Kevan went on to write other health stories tied to African American health and to environmental justice and race issues. "Your program brought to the attention of journalists the influence of race and socio-economic status on health," he wrote. "I thought it was courageous and enlightening.

As for his story, it stands as a testament to his commitment to improving health for African Americans. It was carefully burnished, reported extensively and honed after many drafts:

"This story is very special to me because I put a lot of time into writing it and also because two of the people I interviewed have passed since I started the project last fall," he wrote.

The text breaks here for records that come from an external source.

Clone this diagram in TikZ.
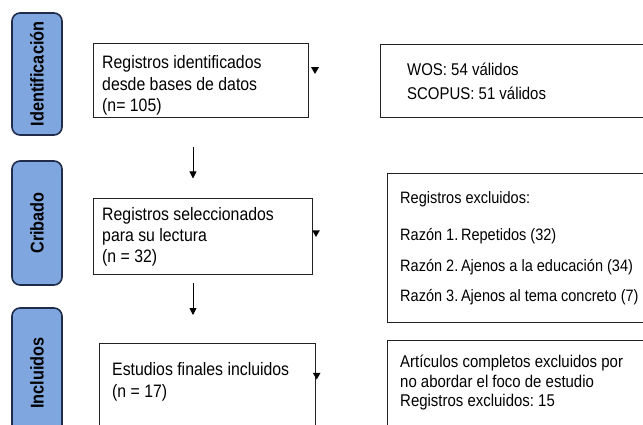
\documentclass[tikz,border=0pt]{standalone}
\usepackage{fontspec}
\setmainfont[FakeStretch=0.88]{Liberation Sans}
\usetikzlibrary{shapes.geometric,arrows.meta}
\definecolor{phasefill}{HTML}{7FA6DE}
\definecolor{phaseline}{HTML}{1F2D4A}
\definecolor{boxline}{HTML}{222222}
\tikzset{
  phase/.style={draw=phaseline, line width=1.6pt, fill=phasefill, rounded corners=8pt,
    rotate=90, inner sep=0pt, font=\fontsize{18.5}{20}\selectfont\bfseries},
  boxnode/.style={draw=boxline, line width=1.3pt, inner sep=0pt, anchor=north west},
  ltxt/.style={anchor=north west, inner sep=0pt, align=left, font=\fontsize{18}{21.5}\selectfont},
  rtxt/.style={anchor=north west, inner sep=0pt, align=left, font=\fontsize{17}{24}\selectfont},
  tri/.style={regular polygon, regular polygon sides=3, shape border rotate=180,
    fill=black, draw=none, inner sep=0pt, minimum size=9pt},
  flow/.style={-{Triangle[width=7pt,length=7pt]}, line width=0.9pt}
}
\frenchspacing
\begin{document}
\begin{tikzpicture}[x=1pt,y=-1pt]
\useasboundingbox (0,0) rectangle (643,425);
\fill[white] (0,0) rectangle (643,425);
\begin{scope}
\clip (0,0) rectangle (643,425);
% phase labels
\node[phase, minimum width=122pt, minimum height=50pt] (p1) at (37,74) {Identificación};
\node[phase, minimum width=124pt, minimum height=50pt] (p2) at (37,223) {Cribado};
\node[phase, minimum width=130pt, minimum height=50pt] (p3) at (37,373) {Incluidos};
% left boxes
\node[boxnode, minimum width=215pt, minimum height=74pt] (A) at (93,43) {};
\node[boxnode, minimum width=219pt, minimum height=76pt] (C) at (93,198) {};
\node[boxnode, minimum width=216pt, minimum height=110pt] (E) at (99,343) {};
\node[ltxt] (tA) at (102,55.5) {Registros identificados\\desde bases de datos\\(n= 105)};
\node[ltxt, font=\fontsize{18}{21}\selectfont] (tC) at (102,207) {Registros seleccionados\\para su lectura\\(n = 32)};
\node[ltxt, font=\fontsize{18}{22}\selectfont] (tE) at (112,362) {Estudios finales incluidos\\(n = 17)};
% right boxes
\node[boxnode, minimum width=290pt, minimum height=73pt] (B) at (380,44) {};
\node[boxnode, minimum width=290pt, minimum height=149pt] (D) at (387,173) {};
\node[boxnode, minimum width=290pt, minimum height=110pt] (F) at (387,340) {};
\node[rtxt] (tB) at (407,62.6) {WOS: 54 válidos\\SCOPUS: 51 válidos};
\node[rtxt, font=\fontsize{16.5}{30.5}\selectfont] (tD) at (400,191.8) {Registros excluidos:\\[6.5pt]Razón 1.\,Repetidos (32)\\Razón 2.\,Ajenos a la educación (34)\\Razón 3.\,Ajenos al tema concreto (7)};
\node[rtxt, font=\fontsize{17}{19.7}\selectfont] (tF) at (400,354.6) {Artículos completos excluidos por\\no abordar el foco de estudio\\Registros excluidos: 15};
% small triangles
\node[tri] (m1) at (315,69.5) {};
\node[tri] (m2) at (316,232.5) {};
\node[tri] (m3) at (316.7,375) {};
% arrows
\coordinate (a1) at (193,147);
\coordinate (a2) at (193,178.5);
\coordinate (b1) at (193,283);
\coordinate (b2) at (193,315);
\draw[flow] (a1) -- (a2);
\draw[flow] (b1) -- (b2);
\end{scope}
\end{tikzpicture}
\end{document}
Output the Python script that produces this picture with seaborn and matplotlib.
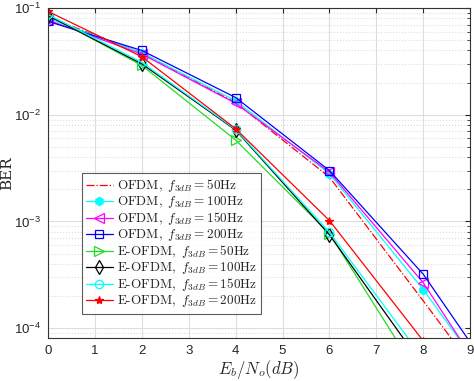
#!/usr/bin/env python3

import matplotlib
matplotlib.use("Agg")
import matplotlib.pyplot as plt
import numpy as np
import pandas as pd
import seaborn as sns

# Eb/No points (last one lies outside the visible range, lines leave through the bottom)
snr = [0, 2, 4, 6, 8, 10]

ofdm_50 = [0.082, 0.038, 0.0130, 0.0026, 1.8e-4, 1.2e-5]
ofdm_100 = [0.080, 0.038, 0.0135, 0.0028, 2.3e-4, 1.4e-5]
ofdm_150 = [0.077, 0.037, 0.0128, 0.0029, 2.66e-4, 1.2e-5]
ofdm_200 = [0.075, 0.040, 0.0145, 0.0030, 3.2e-4, 1.7e-5]
eofdm_50 = [0.086, 0.029, 0.0058, 7.7e-4, 3.1e-5, 1.3e-6]
eofdm_100 = [0.085, 0.030, 0.0072, 7.5e-4, 4.4e-5, 2.5e-6]
eofdm_150 = [0.087, 0.031, 0.0073, 7.9e-4, 5.2e-5, 3.4e-6]
eofdm_200 = [0.093, 0.035, 0.0074, 1.02e-3, 7.6e-5, 5.7e-6]

labels = [
    r"$\mathrm{OFDM},\ f_{3dB}=50\mathrm{Hz}$",
    r"$\mathrm{OFDM},\ f_{3dB}=100\mathrm{Hz}$",
    r"$\mathrm{OFDM},\ f_{3dB}=150\mathrm{Hz}$",
    r"$\mathrm{OFDM},\ f_{3dB}=200\mathrm{Hz}$",
    r"$\mathrm{E\text{-}OFDM},\ f_{3dB}=50\mathrm{Hz}$",
    r"$\mathrm{E\text{-}OFDM},\ f_{3dB}=100\mathrm{Hz}$",
    r"$\mathrm{E\text{-}OFDM},\ f_{3dB}=150\mathrm{Hz}$",
    r"$\mathrm{E\text{-}OFDM},\ f_{3dB}=200\mathrm{Hz}$",
]
series = [ofdm_50, ofdm_100, ofdm_150, ofdm_200, eofdm_50, eofdm_100, eofdm_150, eofdm_200]

styles = [
    dict(color="red", linestyle="-.", marker=None),
    dict(color="cyan", linestyle="-", marker="h", markerfacecolor="cyan", markeredgecolor="cyan", markersize=6),
    dict(color="magenta", linestyle="-", marker="<", markerfacecolor="none", markeredgecolor="magenta", markersize=7),
    dict(color="blue", linestyle="-", marker="s", markerfacecolor="none", markeredgecolor="blue", markersize=6),
    dict(color="#22dd22", linestyle="-", marker=">", markerfacecolor="none", markeredgecolor="#22dd22", markersize=7),
    dict(color="black", linestyle="-", marker="d", markerfacecolor="none", markeredgecolor="black", markersize=7),
    dict(color="cyan", linestyle="-", marker="o", markerfacecolor="none", markeredgecolor="cyan", markersize=6),
    dict(color="red", linestyle="-", marker="*", markerfacecolor="red", markeredgecolor="red", markersize=6),
]

sns.set_style("white")
plt.rcParams["mathtext.fontset"] = "cm"

fig = plt.figure(figsize=(4.74, 3.81), dpi=100)
ax = fig.add_axes([0.101, 0.113, 0.891, 0.866])

for lab, vals, st in zip(labels, series, styles):
    df = pd.DataFrame({"snr": snr, "ber": vals})
    sns.lineplot(data=df, x="snr", y="ber", ax=ax, label=lab, linewidth=0.9,
                 markeredgewidth=0.9, **st)

ax.set_yscale("log")
ax.set_xlim(0, 9)
ax.set_ylim(8.1e-5, 1e-1)
ax.set_xticks(range(0, 10))
ax.grid(True, which="major", color="#dddddd", linewidth=0.8)
ax.grid(True, which="minor", color="#dddddd", linestyle=":", linewidth=0.8)
ax.tick_params(which="both", direction="in", top=True, right=True, labelsize=9.5, pad=5)
for t in ax.get_xticklabels() + ax.get_yticklabels():
    t.set_family("Liberation Sans")
for s in ax.spines.values():
    s.set_color("#333333")
    s.set_linewidth(0.8)

ax.set_xlabel(r"$E_b/N_o(dB)$", fontsize=12, labelpad=1)
ax.set_ylabel("BER", fontsize=11, family="DejaVu Serif", labelpad=0)

leg = ax.legend(loc="lower left", bbox_to_anchor=(0.08, 0.073), fontsize=9.5,
                frameon=True, fancybox=False, edgecolor="#333333",
                handlelength=2.0, handletextpad=0.3, labelspacing=0.0,
                borderpad=0.35, borderaxespad=0)
leg.get_frame().set_linewidth(0.8)

plt.savefig("out.png", dpi=100)
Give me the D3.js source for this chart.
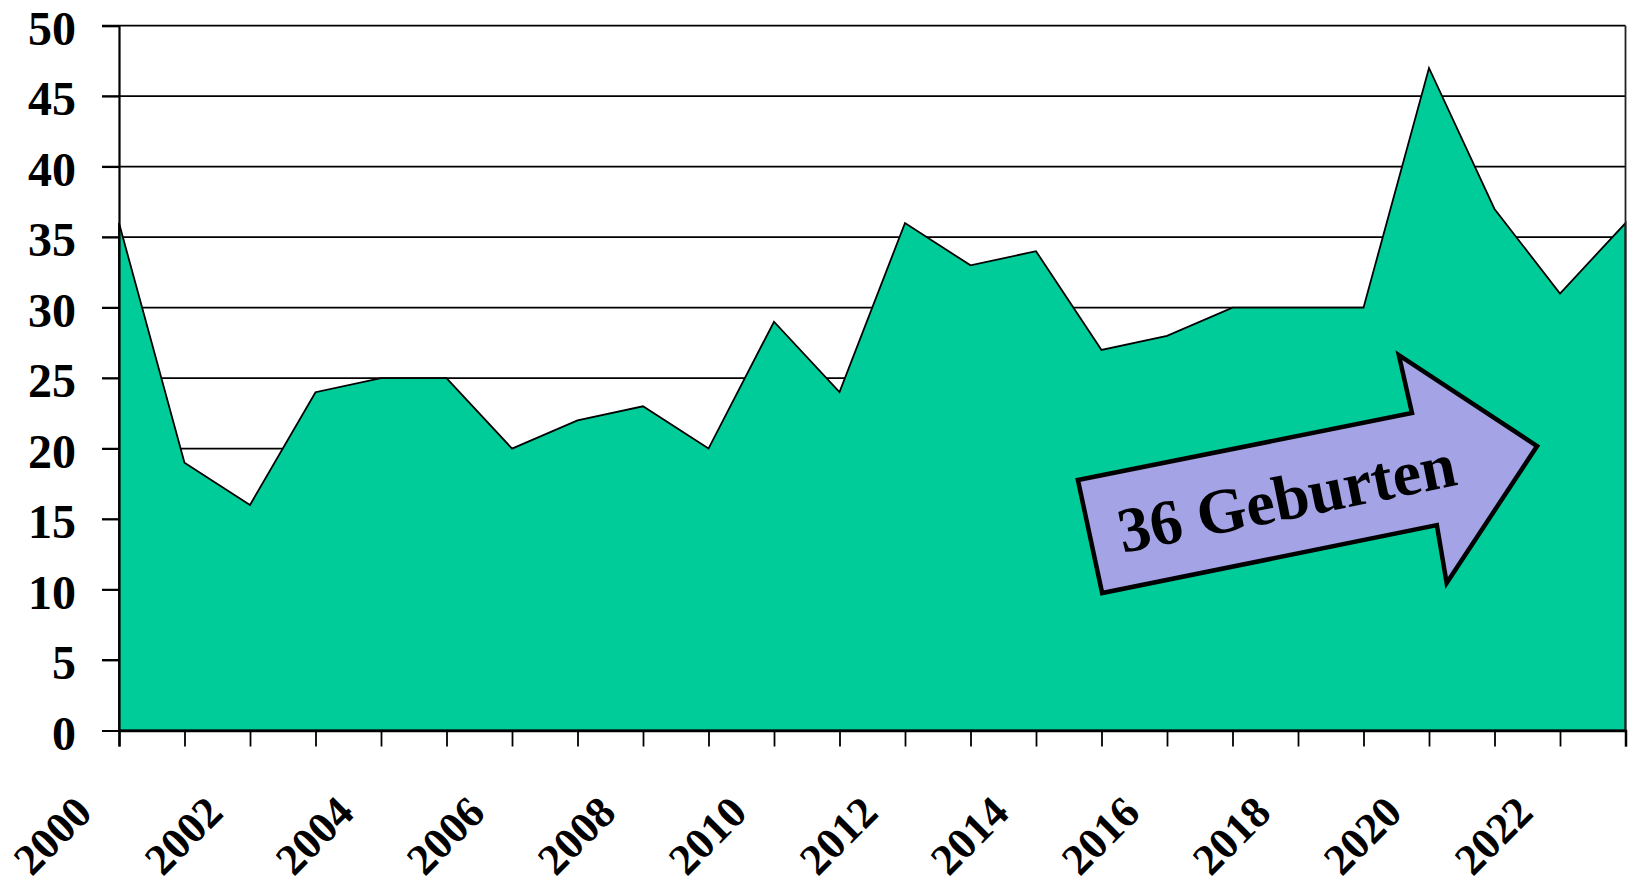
<!DOCTYPE html>
<html>
<head>
<meta charset="utf-8">
<style>
  html, body { margin: 0; padding: 0; background: #fff; }
  svg { display: block; }
  text { font-family: "Liberation Serif", "Times New Roman", serif; font-weight: bold; fill: #000; }
</style>
</head>
<body>
<svg id="chart" width="1633" height="888"></svg>
<script src="https://d3js.org/d3.v7.min.js"></script>
<script>

// Geburten pro Jahr
const years = d3.range(2000, 2024)
const births = [36, 19, 16, 24, 25, 25, 20, 22, 23, 20, 29, 24, 36, 33, 34, 27, 28, 30, 30, 30, 47, 37, 31, 36]
const yTicks = [0, 5, 10, 15, 20, 25, 30, 35, 40, 45, 50]
const xLabels = [2000, 2002, 2004, 2006, 2008, 2010, 2012, 2014, 2016, 2018, 2020, 2022]

// arrow annotation, outline in data units (year, value)
const arrowShape = [
  [2014.64, 17.77], [2019.74, 22.52], [2019.54, 26.63], [2021.65, 20.18],
  [2020.27, 10.46], [2020.12, 14.57], [2015.01, 9.75]
]
const arrowText = '36 Geburten'

const svg = d3.select('#chart')
const plotLeft = 119, plotRight = 1625.5, plotTop = 25.7, plotBottom = 730.5

const x = d3.scaleLinear().domain([2000, 2023]).range([plotLeft, plotRight])
const y = d3.scaleLinear().domain([0, 50]).range([plotBottom, plotTop])

// gridlines (extend left past the axis like ticks)
svg.append('g')
  .selectAll('line')
  .data(yTicks.filter(d => d > 0))
  .enter()
  .append('line')
    .attr('x1', plotLeft - 17)
    .attr('x2', plotRight)
    .attr('y1', d => y(d))
    .attr('y2', d => y(d))
    .attr('stroke', '#000')
    .attr('stroke-width', 1.8)

// area
let area = d3.area().x((d, i) => x(years[i])).y0(y(0)).y1(d => y(d))
svg.append('path')
  .datum(births)
  .attr('d', area)
  .attr('fill', '#00cc99')
  .attr('stroke', '#000')
  .attr('stroke-width', 1.8)
  .attr('stroke-linejoin', 'miter')

// right border
svg.append('line')
  .attr('x1', plotRight).attr('x2', plotRight)
  .attr('y1', plotTop).attr('y2', plotBottom)
  .attr('stroke', '#222').attr('stroke-width', 1.8)

// y axis
let yAxis = d3.axisLeft(y).tickValues(yTicks).tickSize(17).tickFormat('')
let gy = svg.append('g').attr('transform', 'translate(' + plotLeft + ',0)').call(yAxis)
gy.select('.domain').attr('stroke-width', 2.2)
gy.selectAll('.tick line').attr('stroke-width', 1.8)

svg.append('g')
  .selectAll('text')
  .data(yTicks)
  .enter()
  .append('text')
    .attr('x', 76)
    .attr('y', d => y(d) + 19)
    .attr('text-anchor', 'end')
    .attr('font-size', 48)
    .text(d => d)

// x axis
let xAxis = d3.axisBottom(x).tickValues(years).tickSize(16).tickFormat('')
let gx = svg.append('g').attr('transform', 'translate(0,' + plotBottom + ')').call(xAxis)
gx.select('.domain').attr('stroke-width', 2.5)
gx.selectAll('.tick line').attr('stroke-width', 1.8)

svg.append('g')
  .selectAll('text')
  .data(xLabels)
  .enter()
  .append('text')
    .attr('transform', d => 'translate(' + (x(d) - 25) + ',815) rotate(-45)')
    .attr('text-anchor', 'end')
    .attr('font-size', 44)
    .text(d => d)

// arrow
svg.append('path')
  .datum(arrowShape)
  .attr('d', d3.line().x(d => x(d[0])).y(d => y(d[1])).curve(d3.curveLinearClosed))
  .attr('fill', '#a3a3e6')
  .attr('stroke', '#000')
  .attr('stroke-width', 4.5)
  .attr('stroke-linejoin', 'miter')

svg.append('text')
  .attr('transform', 'translate(' + (x(2015.28) + 3) + ',' + y(12.59) + ') rotate(-11.5)')
  .attr('font-size', 64)
  .text(arrowText)

</script>
</body>
</html>
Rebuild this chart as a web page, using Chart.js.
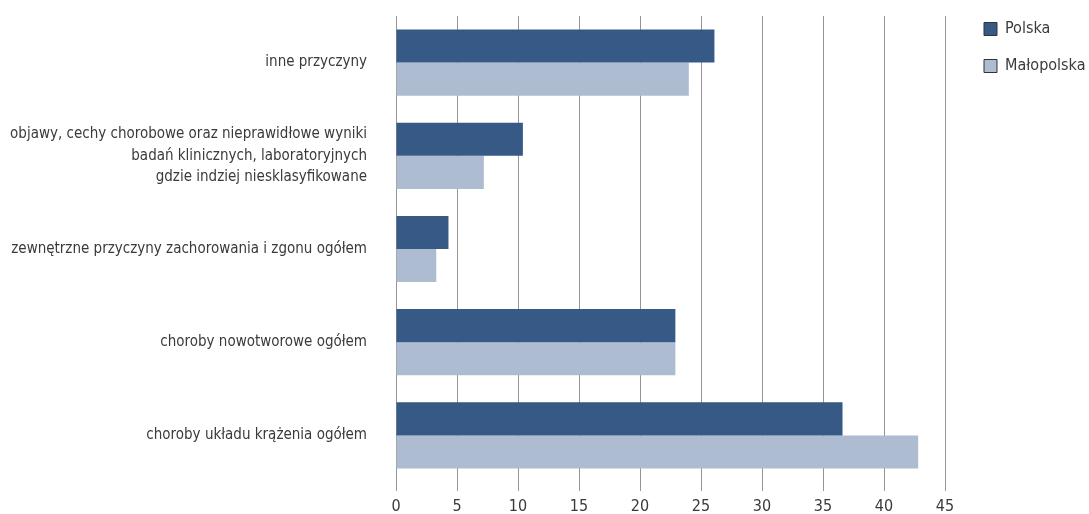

"I've had many conversations with colleagues and friends about the story and some of the things I've touched on extend beyond race and culture as we dealt with the impact of women entering the workforce in the 70's and its impact on family life including preparing meals and the rise of in popularity of fast foods."

I hope that Kevan's words inspire you as much as they inspire me - especially during tough times for journalists and other storytellers with a vision to do good.